La Turchia da mesi arma e sostiene le forze islamiste che combattono in Siria contro il governo e permette il passaggio sul suo territorio dei foreign fighters che arrivano dall’Europa.
Nei giorni scorsi poi il ‘dittatore’ Erdogan ha vinto un referendum che gli affida poteri assoluti nella gestione dello Stato. Da quelle parti, inoltre, non esiste più una stampa indipendente, tanto che Tana de Zulueta, capo degli osservatori del voto in Turchia per l’Ocse, ha detto: “La nostra missione di monitoraggio ha dimostrato che la campagna per il ‘sì’ (al referendum, ndr) ha dominato la copertura dei media e questo, insieme alle restrizioni dei media, all’arresto dei giornalisti ed alla chiusura dei giornali, ha ridotto l’accesso degli elettori alla pluralità di punti di vista”.
Insomma, la Turchia non è il Paese delle Meraviglie e neppure Shangri-La.
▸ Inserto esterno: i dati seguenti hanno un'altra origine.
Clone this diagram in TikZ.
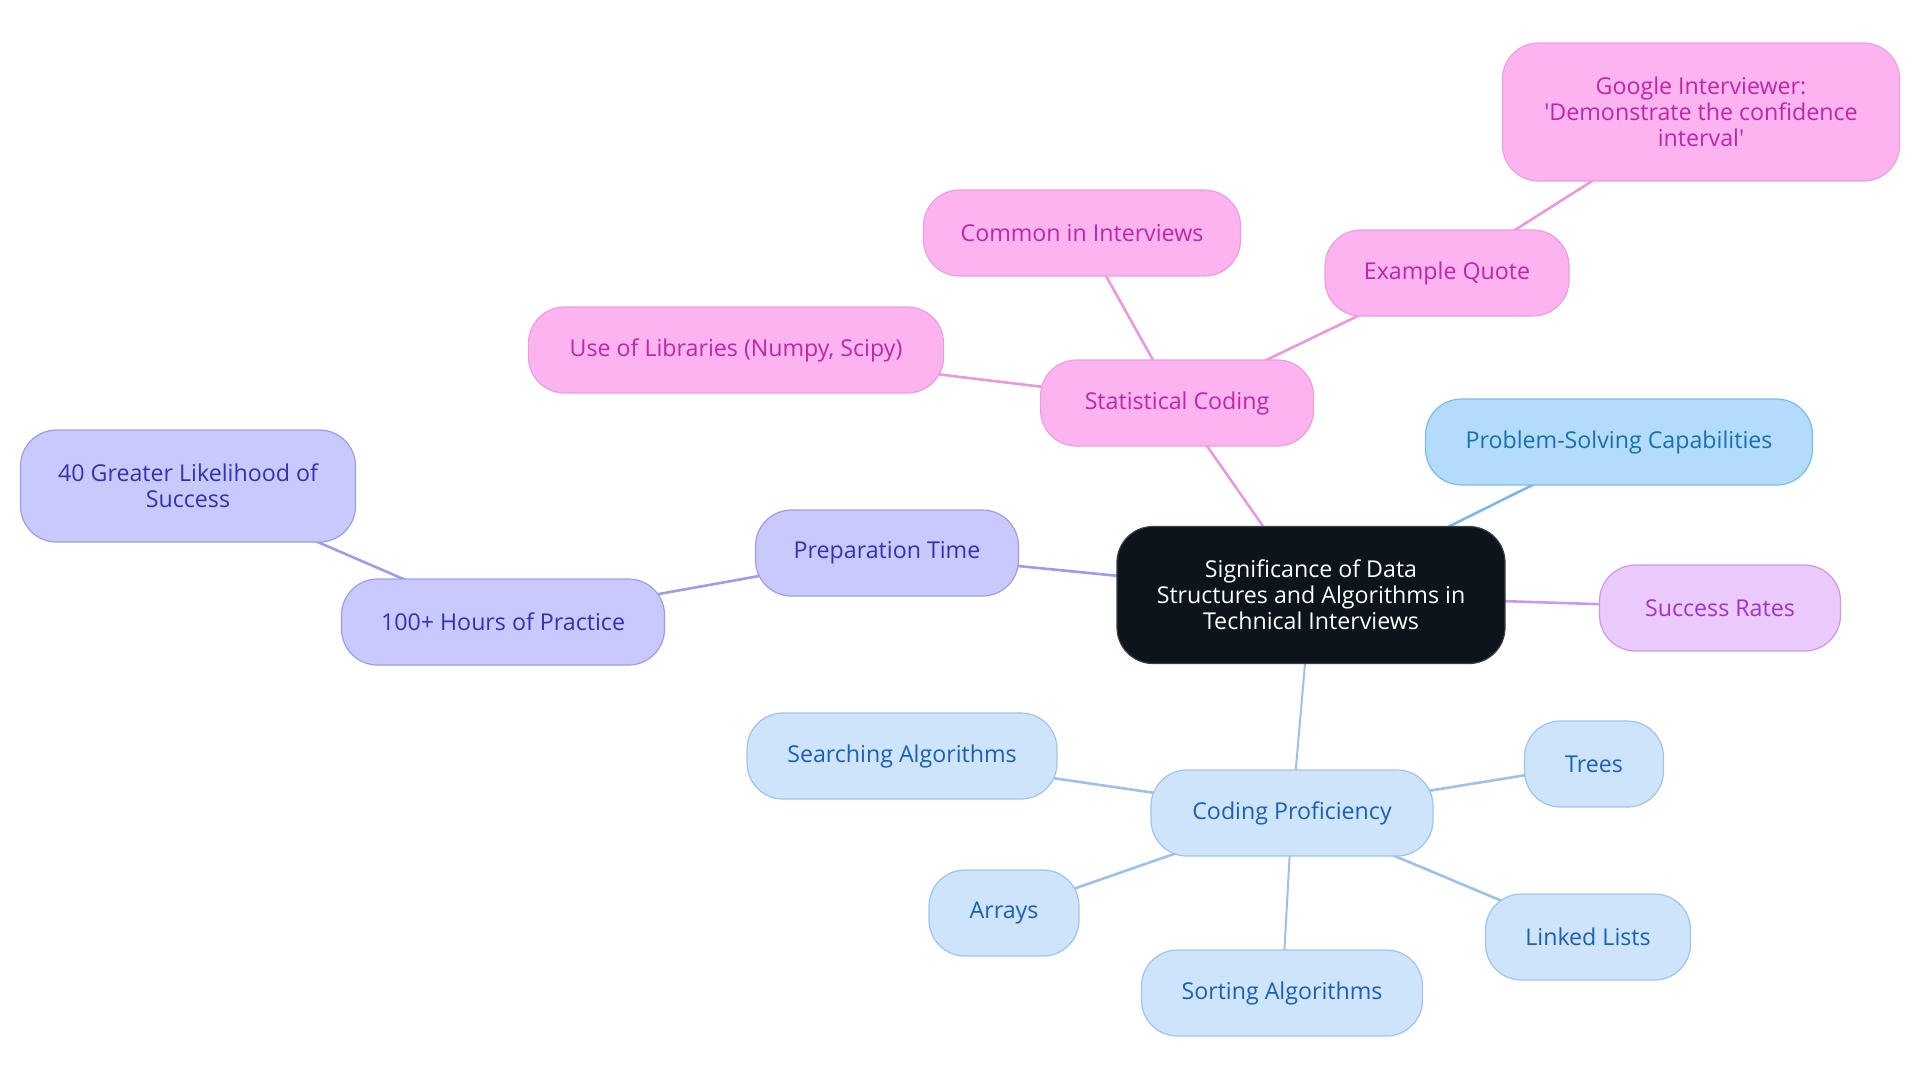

Non sono ‘sicure’ Ankara, la capitale, o Istambul, la città più famosa, figuriamoci una ‘restricted security zone’, come spiegano gli avvisi internazionali.
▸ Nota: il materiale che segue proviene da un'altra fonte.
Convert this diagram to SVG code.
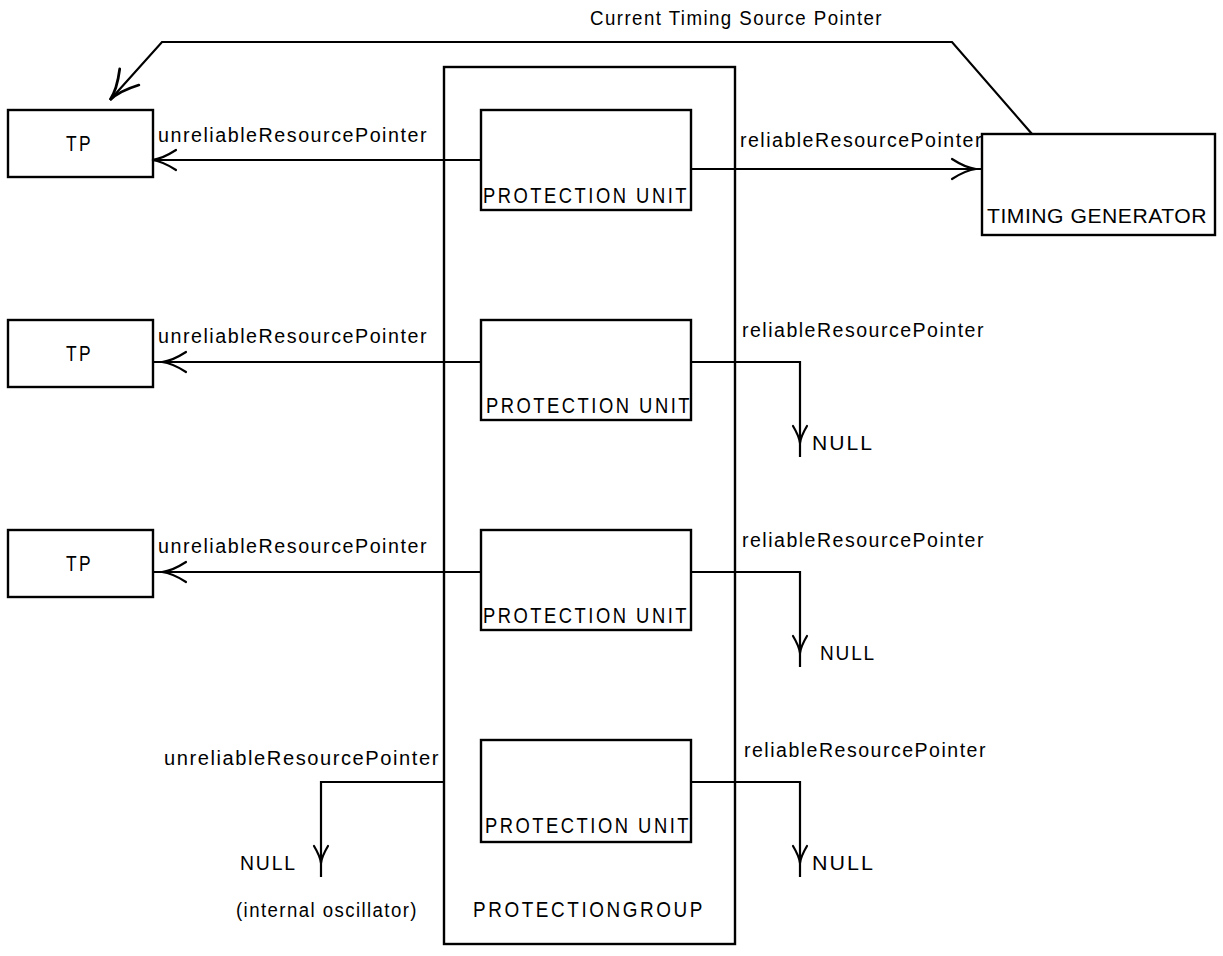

La professionalità di un reporter che svolge il proprio lavoro in posti difficili non si misura solo nella sua capacità di raccontare quello che ha visto. Si deve saper gestire la propria sicurezza e quella dei collaboratori, saper pianificare gli spostamenti, conoscere usi e tradizioni dei luoghi che si visitano, saper scegliere interpreti e guide senza finire nei frequentissimi tranelli che i servizi segreti di mezzo mondo organizzano ai danni degli inviati.
Il caso Del Grande è l’ennesimo episodio di una lunga serie di ‘accidenti’ occorsi ad italiani in ‘missione all’estero’. Non si contano più i rapimenti, molte sono state le uccisioni, frequenti gli ‘screzi’ con le autorità locali.
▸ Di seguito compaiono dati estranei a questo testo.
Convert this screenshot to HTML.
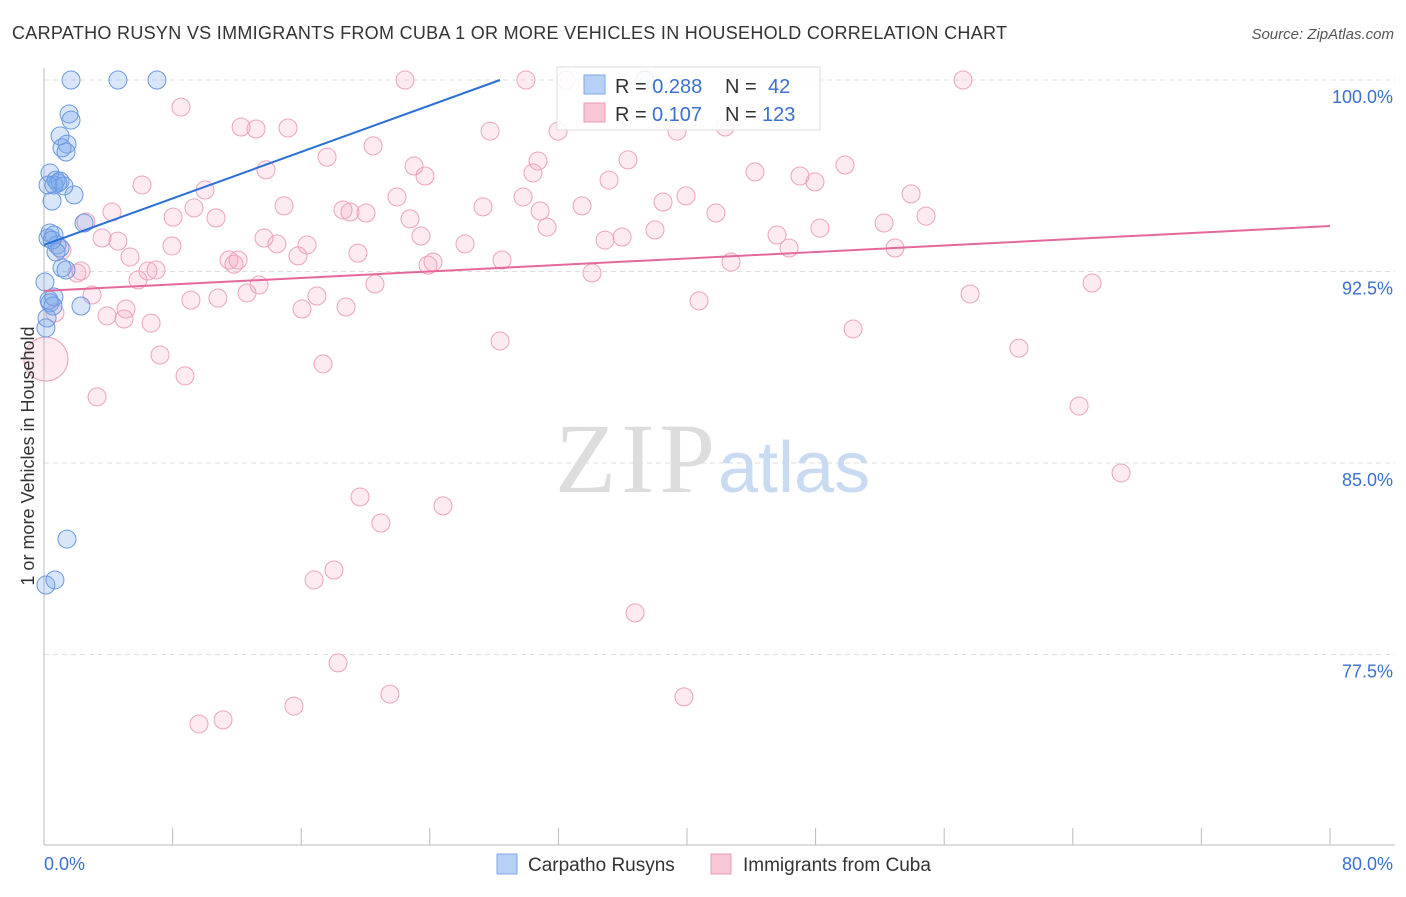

E’ ovvio che un giornalista, un narratore in generale, debba poter circolare liberamente e svolgere il proprio lavoro senza condizionamenti di sorta. Però non tutto il mondo è un posto accogliente nel quale tra prati fioriti e umani gentili si ricevono dolci e cotillons in belle casette di marzapane.
Milioni di euro sono stati pagati dal nostro governo, in segreto, a rapitori di ogni genere per ‘liberare’ giornalisti italiani molto spesso incauti. E quei denari sono serviti poi alle milizie terroriste per acquistare armi da usare anche contro i nostri militari in missione. Alcuni sono stati anche uccisi e non di rado a causa delle scarse misure di sicurezza prese. Non è raro che tantissimi ‘free lance’ partano senza neppure una adeguata assicurazione e qualche volta anche importanti aziende editoriali hanno ‘risparmiato’ sulle insostituibili scorte armate.
E’ giusto che il nostro governo intervenga per liberare il connazionale prigioniero, ma è anche giusto cominciare a riflettere sulle regole che dovrebbe seguire chi si reca in ‘posti difficili’.
Poi, visto che tutto questo accade in Turchia, ci sarebbe da chiedersi quali iniziative concrete il nostro governo intenda prendere nei confronti di un Paese, come noi membro della Nato, nel quale oltre a Del Grande ci sono migliaia di cittadini detenuti, torturati o scomparsi. Loro però senza aver potuto telefonare a nessuno per lamentarsi della detenzione.
Ma ‘l’Italia democratica’ non ama farsi domande. E’ sempre pronta alla ‘battaglia’ e mai disposta a discutere dei propri limiti ed errori. Per quelli non c’è mai tempo.